__Short problem__. Your copy should hold exactly the lines from the one containing "Reproduce this chart with Altair." to the one containing "yscale = alt.Scale(domain=[0, 40], nice=False)", inclusive, with no pictures.

__Listed records__.
□ □ □
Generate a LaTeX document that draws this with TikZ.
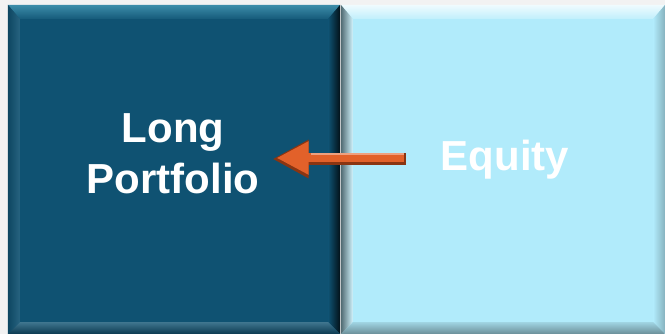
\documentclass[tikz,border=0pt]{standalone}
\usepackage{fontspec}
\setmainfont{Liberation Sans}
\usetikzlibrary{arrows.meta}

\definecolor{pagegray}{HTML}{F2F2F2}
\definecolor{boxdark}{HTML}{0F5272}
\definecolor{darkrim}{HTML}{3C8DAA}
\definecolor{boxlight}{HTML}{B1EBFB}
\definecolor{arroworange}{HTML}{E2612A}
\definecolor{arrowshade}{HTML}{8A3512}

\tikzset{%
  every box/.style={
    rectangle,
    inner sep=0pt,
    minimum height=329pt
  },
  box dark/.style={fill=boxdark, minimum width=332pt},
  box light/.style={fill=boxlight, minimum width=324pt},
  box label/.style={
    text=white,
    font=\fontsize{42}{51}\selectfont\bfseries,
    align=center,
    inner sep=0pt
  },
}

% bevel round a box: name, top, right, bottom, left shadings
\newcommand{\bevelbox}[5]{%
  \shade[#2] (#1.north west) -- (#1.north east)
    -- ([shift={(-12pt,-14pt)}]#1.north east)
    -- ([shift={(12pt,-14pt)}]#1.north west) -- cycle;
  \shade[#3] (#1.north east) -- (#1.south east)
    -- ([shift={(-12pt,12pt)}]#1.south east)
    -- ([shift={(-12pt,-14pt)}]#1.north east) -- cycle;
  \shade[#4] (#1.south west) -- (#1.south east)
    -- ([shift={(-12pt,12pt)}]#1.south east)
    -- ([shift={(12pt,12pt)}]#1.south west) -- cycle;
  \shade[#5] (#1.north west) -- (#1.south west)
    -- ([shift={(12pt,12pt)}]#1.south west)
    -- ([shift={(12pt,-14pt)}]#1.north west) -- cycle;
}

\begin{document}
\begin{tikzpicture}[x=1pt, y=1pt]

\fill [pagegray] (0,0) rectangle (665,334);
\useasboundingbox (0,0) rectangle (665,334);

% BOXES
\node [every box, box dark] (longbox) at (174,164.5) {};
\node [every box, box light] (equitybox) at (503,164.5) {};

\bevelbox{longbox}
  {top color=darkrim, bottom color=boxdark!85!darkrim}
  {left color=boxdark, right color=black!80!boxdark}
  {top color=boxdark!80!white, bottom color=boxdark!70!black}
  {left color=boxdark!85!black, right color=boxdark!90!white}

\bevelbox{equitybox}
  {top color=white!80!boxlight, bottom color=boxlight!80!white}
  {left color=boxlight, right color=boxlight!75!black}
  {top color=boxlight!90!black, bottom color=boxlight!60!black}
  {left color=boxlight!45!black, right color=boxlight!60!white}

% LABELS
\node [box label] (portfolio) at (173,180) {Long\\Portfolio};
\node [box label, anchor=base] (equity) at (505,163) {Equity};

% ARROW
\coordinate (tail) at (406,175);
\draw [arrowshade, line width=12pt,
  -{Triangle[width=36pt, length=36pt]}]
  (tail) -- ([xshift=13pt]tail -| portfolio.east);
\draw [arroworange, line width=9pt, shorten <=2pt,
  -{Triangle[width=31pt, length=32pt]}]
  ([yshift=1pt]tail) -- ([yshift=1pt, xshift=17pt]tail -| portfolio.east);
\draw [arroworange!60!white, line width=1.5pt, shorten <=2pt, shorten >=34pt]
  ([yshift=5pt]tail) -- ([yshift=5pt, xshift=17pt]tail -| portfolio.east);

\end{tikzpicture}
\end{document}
□ □ □
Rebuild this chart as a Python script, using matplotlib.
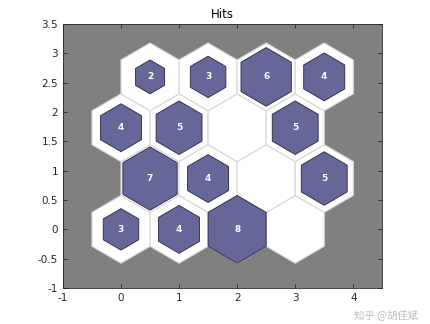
□ □ □
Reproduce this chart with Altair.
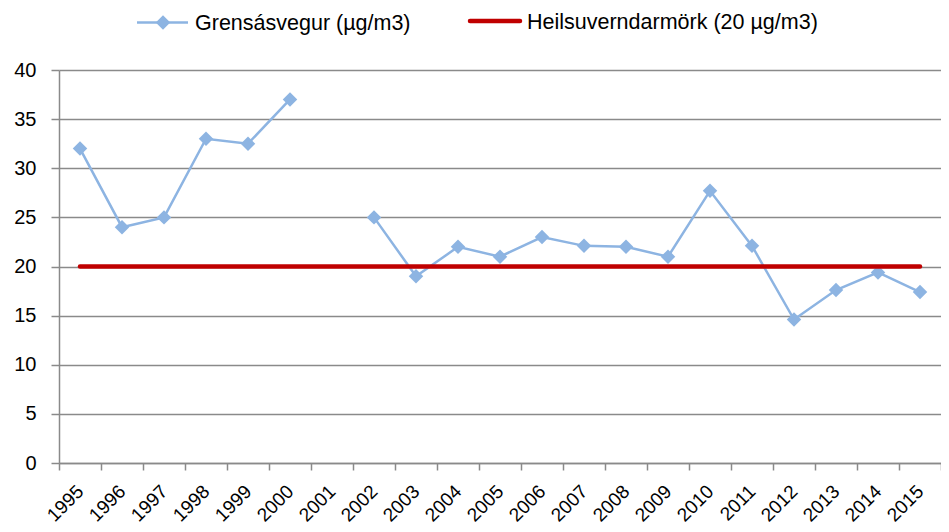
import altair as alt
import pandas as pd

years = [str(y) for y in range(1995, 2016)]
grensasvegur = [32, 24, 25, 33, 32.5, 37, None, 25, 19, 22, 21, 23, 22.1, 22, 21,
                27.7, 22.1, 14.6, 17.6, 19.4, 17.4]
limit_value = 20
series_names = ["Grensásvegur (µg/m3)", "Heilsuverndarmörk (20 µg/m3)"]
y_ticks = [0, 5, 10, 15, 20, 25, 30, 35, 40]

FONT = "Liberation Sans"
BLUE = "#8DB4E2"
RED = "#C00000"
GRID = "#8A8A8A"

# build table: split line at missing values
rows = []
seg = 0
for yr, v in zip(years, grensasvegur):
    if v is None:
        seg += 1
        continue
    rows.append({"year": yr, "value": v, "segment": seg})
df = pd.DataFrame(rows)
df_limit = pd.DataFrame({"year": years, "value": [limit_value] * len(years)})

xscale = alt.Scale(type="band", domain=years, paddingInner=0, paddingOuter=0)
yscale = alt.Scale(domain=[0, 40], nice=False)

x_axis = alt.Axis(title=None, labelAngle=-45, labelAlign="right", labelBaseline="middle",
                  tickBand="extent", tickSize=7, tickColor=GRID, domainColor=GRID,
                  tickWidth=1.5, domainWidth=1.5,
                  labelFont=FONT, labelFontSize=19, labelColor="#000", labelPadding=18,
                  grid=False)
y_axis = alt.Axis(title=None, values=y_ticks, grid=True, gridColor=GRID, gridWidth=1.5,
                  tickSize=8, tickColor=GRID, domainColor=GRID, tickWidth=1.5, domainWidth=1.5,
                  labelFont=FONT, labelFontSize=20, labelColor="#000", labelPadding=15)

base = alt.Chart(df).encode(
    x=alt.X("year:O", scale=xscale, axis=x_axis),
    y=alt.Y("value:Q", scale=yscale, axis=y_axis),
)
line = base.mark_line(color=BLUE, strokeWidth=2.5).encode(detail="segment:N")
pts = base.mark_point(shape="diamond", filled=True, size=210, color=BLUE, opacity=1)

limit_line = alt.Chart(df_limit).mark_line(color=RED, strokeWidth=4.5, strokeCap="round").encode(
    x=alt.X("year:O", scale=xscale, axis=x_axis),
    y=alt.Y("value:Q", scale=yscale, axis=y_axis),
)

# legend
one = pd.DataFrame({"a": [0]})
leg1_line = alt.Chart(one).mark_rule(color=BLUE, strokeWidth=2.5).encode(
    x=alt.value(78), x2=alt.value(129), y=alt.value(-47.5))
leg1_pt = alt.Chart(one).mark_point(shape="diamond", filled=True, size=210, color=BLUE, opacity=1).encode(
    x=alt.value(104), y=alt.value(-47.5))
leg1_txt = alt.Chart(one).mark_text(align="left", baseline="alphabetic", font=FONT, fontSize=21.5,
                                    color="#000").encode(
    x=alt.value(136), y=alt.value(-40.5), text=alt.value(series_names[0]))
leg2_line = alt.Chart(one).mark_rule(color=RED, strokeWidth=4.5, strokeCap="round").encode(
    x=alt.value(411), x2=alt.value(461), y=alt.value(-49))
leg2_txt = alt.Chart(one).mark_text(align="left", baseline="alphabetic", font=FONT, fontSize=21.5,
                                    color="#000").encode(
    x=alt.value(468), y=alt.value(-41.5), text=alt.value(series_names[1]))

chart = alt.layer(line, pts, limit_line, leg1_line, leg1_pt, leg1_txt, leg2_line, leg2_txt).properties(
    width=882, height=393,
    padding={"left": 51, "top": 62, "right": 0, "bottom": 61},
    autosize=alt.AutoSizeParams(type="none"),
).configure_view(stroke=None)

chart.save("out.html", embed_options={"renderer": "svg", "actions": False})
□ □ □
__Result of the exercise__.
Reproduce this chart with Altair.
import altair as alt
import pandas as pd

years = [str(y) for y in range(1995, 2016)]
grensasvegur = [32, 24, 25, 33, 32.5, 37, None, 25, 19, 22, 21, 23, 22.1, 22, 21,
                27.7, 22.1, 14.6, 17.6, 19.4, 17.4]
limit_value = 20
series_names = ["Grensásvegur (µg/m3)", "Heilsuverndarmörk (20 µg/m3)"]
y_ticks = [0, 5, 10, 15, 20, 25, 30, 35, 40]

FONT = "Liberation Sans"
BLUE = "#8DB4E2"
RED = "#C00000"
GRID = "#8A8A8A"

# build table: split line at missing values
rows = []
seg = 0
for yr, v in zip(years, grensasvegur):
    if v is None:
        seg += 1
        continue
    rows.append({"year": yr, "value": v, "segment": seg})
df = pd.DataFrame(rows)
df_limit = pd.DataFrame({"year": years, "value": [limit_value] * len(years)})

xscale = alt.Scale(type="band", domain=years, paddingInner=0, paddingOuter=0)
yscale = alt.Scale(domain=[0, 40], nice=False)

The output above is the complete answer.